Below is a block of records; repeat all of them exactly.

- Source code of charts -
----

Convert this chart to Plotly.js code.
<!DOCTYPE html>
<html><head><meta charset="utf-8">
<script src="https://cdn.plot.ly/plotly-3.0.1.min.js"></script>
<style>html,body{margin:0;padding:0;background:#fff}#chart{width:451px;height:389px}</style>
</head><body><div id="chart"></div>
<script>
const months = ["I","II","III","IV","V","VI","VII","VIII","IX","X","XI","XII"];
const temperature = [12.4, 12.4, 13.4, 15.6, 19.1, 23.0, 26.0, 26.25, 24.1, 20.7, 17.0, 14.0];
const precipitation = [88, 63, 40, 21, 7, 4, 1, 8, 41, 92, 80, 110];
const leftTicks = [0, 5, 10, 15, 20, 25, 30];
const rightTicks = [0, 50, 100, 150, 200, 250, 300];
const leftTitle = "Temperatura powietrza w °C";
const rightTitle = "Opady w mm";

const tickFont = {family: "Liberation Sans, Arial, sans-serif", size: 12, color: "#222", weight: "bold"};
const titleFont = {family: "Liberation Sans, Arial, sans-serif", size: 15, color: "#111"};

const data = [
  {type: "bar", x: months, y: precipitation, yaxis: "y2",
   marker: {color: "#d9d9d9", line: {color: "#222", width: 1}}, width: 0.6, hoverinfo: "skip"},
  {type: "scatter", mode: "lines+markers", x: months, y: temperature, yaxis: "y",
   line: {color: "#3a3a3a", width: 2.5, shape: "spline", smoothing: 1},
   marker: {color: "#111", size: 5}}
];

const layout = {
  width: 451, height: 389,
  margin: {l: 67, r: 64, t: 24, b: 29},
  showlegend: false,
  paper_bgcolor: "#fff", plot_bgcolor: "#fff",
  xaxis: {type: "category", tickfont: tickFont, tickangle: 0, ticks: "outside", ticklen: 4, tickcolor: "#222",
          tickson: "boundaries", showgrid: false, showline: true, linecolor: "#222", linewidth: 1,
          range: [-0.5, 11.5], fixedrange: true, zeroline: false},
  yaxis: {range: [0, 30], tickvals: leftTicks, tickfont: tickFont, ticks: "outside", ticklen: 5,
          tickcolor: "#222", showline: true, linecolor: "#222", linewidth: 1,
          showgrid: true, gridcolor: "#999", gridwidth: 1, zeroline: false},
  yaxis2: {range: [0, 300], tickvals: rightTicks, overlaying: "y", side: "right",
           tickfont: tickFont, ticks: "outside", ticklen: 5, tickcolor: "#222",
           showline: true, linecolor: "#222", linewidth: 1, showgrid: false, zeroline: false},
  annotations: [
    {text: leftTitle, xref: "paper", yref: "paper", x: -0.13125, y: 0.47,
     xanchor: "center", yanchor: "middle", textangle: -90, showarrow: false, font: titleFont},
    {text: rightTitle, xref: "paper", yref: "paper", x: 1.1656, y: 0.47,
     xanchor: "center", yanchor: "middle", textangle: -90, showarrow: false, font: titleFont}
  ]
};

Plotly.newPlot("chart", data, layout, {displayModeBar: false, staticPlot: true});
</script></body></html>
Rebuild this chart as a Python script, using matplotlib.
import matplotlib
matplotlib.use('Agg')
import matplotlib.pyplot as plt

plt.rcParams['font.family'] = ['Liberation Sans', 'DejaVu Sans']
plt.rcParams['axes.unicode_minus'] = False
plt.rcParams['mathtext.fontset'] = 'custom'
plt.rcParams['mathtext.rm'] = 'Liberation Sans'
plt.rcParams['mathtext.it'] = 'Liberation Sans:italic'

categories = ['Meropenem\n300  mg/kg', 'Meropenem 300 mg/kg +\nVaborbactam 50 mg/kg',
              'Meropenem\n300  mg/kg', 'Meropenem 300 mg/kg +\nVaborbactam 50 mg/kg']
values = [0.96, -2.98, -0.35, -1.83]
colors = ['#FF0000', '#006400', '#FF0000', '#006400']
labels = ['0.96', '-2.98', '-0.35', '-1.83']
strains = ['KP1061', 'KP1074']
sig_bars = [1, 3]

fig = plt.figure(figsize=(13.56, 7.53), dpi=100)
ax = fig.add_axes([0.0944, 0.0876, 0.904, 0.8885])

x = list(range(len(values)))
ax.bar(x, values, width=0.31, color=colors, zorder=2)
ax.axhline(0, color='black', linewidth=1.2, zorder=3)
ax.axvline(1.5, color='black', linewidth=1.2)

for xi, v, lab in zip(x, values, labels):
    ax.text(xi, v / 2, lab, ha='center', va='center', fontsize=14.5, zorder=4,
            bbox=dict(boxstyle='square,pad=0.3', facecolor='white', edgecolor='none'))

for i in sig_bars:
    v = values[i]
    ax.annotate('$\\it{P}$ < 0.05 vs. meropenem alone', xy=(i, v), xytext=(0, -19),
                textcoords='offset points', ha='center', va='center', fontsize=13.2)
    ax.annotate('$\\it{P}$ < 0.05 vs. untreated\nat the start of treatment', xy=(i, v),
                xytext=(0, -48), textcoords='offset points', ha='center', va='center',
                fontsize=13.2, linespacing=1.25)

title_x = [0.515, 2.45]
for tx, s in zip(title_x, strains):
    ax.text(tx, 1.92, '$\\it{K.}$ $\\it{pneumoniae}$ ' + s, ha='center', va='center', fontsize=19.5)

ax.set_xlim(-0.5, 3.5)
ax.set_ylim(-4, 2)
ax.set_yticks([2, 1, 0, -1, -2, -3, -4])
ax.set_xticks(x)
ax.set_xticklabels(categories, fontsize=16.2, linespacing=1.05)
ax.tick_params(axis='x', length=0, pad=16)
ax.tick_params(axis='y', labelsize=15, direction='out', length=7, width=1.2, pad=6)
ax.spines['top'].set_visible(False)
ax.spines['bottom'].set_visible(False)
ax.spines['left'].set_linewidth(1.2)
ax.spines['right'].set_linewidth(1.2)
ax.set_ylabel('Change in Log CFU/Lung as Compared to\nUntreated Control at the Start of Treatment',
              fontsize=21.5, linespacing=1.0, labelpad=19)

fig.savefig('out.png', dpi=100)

----

- Right answer -
Convert this chart to Plotly.js code.
<!DOCTYPE html>
<html><head><meta charset="utf-8">
<script src="https://cdn.plot.ly/plotly-3.0.1.min.js"></script>
<style>html,body{margin:0;padding:0;background:#fff}#chart{width:451px;height:389px}</style>
</head><body><div id="chart"></div>
<script>
const months = ["I","II","III","IV","V","VI","VII","VIII","IX","X","XI","XII"];
const temperature = [12.4, 12.4, 13.4, 15.6, 19.1, 23.0, 26.0, 26.25, 24.1, 20.7, 17.0, 14.0];
const precipitation = [88, 63, 40, 21, 7, 4, 1, 8, 41, 92, 80, 110];
const leftTicks = [0, 5, 10, 15, 20, 25, 30];
const rightTicks = [0, 50, 100, 150, 200, 250, 300];
const leftTitle = "Temperatura powietrza w °C";
const rightTitle = "Opady w mm";

const tickFont = {family: "Liberation Sans, Arial, sans-serif", size: 12, color: "#222", weight: "bold"};
const titleFont = {family: "Liberation Sans, Arial, sans-serif", size: 15, color: "#111"};

const data = [
  {type: "bar", x: months, y: precipitation, yaxis: "y2",
   marker: {color: "#d9d9d9", line: {color: "#222", width: 1}}, width: 0.6, hoverinfo: "skip"},
  {type: "scatter", mode: "lines+markers", x: months, y: temperature, yaxis: "y",
   line: {color: "#3a3a3a", width: 2.5, shape: "spline", smoothing: 1},
   marker: {color: "#111", size: 5}}
];

const layout = {
  width: 451, height: 389,
  margin: {l: 67, r: 64, t: 24, b: 29},
  showlegend: false,
  paper_bgcolor: "#fff", plot_bgcolor: "#fff",
  xaxis: {type: "category", tickfont: tickFont, tickangle: 0, ticks: "outside", ticklen: 4, tickcolor: "#222",
          tickson: "boundaries", showgrid: false, showline: true, linecolor: "#222", linewidth: 1,
          range: [-0.5, 11.5], fixedrange: true, zeroline: false},
  yaxis: {range: [0, 30], tickvals: leftTicks, tickfont: tickFont, ticks: "outside", ticklen: 5,
          tickcolor: "#222", showline: true, linecolor: "#222", linewidth: 1,
          showgrid: true, gridcolor: "#999", gridwidth: 1, zeroline: false},
  yaxis2: {range: [0, 300], tickvals: rightTicks, overlaying: "y", side: "right",
           tickfont: tickFont, ticks: "outside", ticklen: 5, tickcolor: "#222",
           showline: true, linecolor: "#222", linewidth: 1, showgrid: false, zeroline: false},
  annotations: [
    {text: leftTitle, xref: "paper", yref: "paper", x: -0.13125, y: 0.47,
     xanchor: "center", yanchor: "middle", textangle: -90, showarrow: false, font: titleFont},
    {text: rightTitle, xref: "paper", yref: "paper", x: 1.1656, y: 0.47,
     xanchor: "center", yanchor: "middle", textangle: -90, showarrow: false, font: titleFont}
  ]
};

Plotly.newPlot("chart", data, layout, {displayModeBar: false, staticPlot: true});
</script></body></html>
Rebuild this chart as a Python script, using matplotlib.
import matplotlib
matplotlib.use('Agg')
import matplotlib.pyplot as plt

plt.rcParams['font.family'] = ['Liberation Sans', 'DejaVu Sans']
plt.rcParams['axes.unicode_minus'] = False
plt.rcParams['mathtext.fontset'] = 'custom'
plt.rcParams['mathtext.rm'] = 'Liberation Sans'
plt.rcParams['mathtext.it'] = 'Liberation Sans:italic'

categories = ['Meropenem\n300  mg/kg', 'Meropenem 300 mg/kg +\nVaborbactam 50 mg/kg',
              'Meropenem\n300  mg/kg', 'Meropenem 300 mg/kg +\nVaborbactam 50 mg/kg']
values = [0.96, -2.98, -0.35, -1.83]
colors = ['#FF0000', '#006400', '#FF0000', '#006400']
labels = ['0.96', '-2.98', '-0.35', '-1.83']
strains = ['KP1061', 'KP1074']
sig_bars = [1, 3]

fig = plt.figure(figsize=(13.56, 7.53), dpi=100)
ax = fig.add_axes([0.0944, 0.0876, 0.904, 0.8885])

x = list(range(len(values)))
ax.bar(x, values, width=0.31, color=colors, zorder=2)
ax.axhline(0, color='black', linewidth=1.2, zorder=3)
ax.axvline(1.5, color='black', linewidth=1.2)

for xi, v, lab in zip(x, values, labels):
    ax.text(xi, v / 2, lab, ha='center', va='center', fontsize=14.5, zorder=4,
            bbox=dict(boxstyle='square,pad=0.3', facecolor='white', edgecolor='none'))

for i in sig_bars:
    v = values[i]
    ax.annotate('$\\it{P}$ < 0.05 vs. meropenem alone', xy=(i, v), xytext=(0, -19),
                textcoords='offset points', ha='center', va='center', fontsize=13.2)
    ax.annotate('$\\it{P}$ < 0.05 vs. untreated\nat the start of treatment', xy=(i, v),
                xytext=(0, -48), textcoords='offset points', ha='center', va='center',
                fontsize=13.2, linespacing=1.25)

title_x = [0.515, 2.45]
for tx, s in zip(title_x, strains):
    ax.text(tx, 1.92, '$\\it{K.}$ $\\it{pneumoniae}$ ' + s, ha='center', va='center', fontsize=19.5)

ax.set_xlim(-0.5, 3.5)
ax.set_ylim(-4, 2)
ax.set_yticks([2, 1, 0, -1, -2, -3, -4])
ax.set_xticks(x)
ax.set_xticklabels(categories, fontsize=16.2, linespacing=1.05)
ax.tick_params(axis='x', length=0, pad=16)
ax.tick_params(axis='y', labelsize=15, direction='out', length=7, width=1.2, pad=6)
ax.spines['top'].set_visible(False)
ax.spines['bottom'].set_visible(False)
ax.spines['left'].set_linewidth(1.2)
ax.spines['right'].set_linewidth(1.2)
ax.set_ylabel('Change in Log CFU/Lung as Compared to\nUntreated Control at the Start of Treatment',
              fontsize=21.5, linespacing=1.0, labelpad=19)

fig.savefig('out.png', dpi=100)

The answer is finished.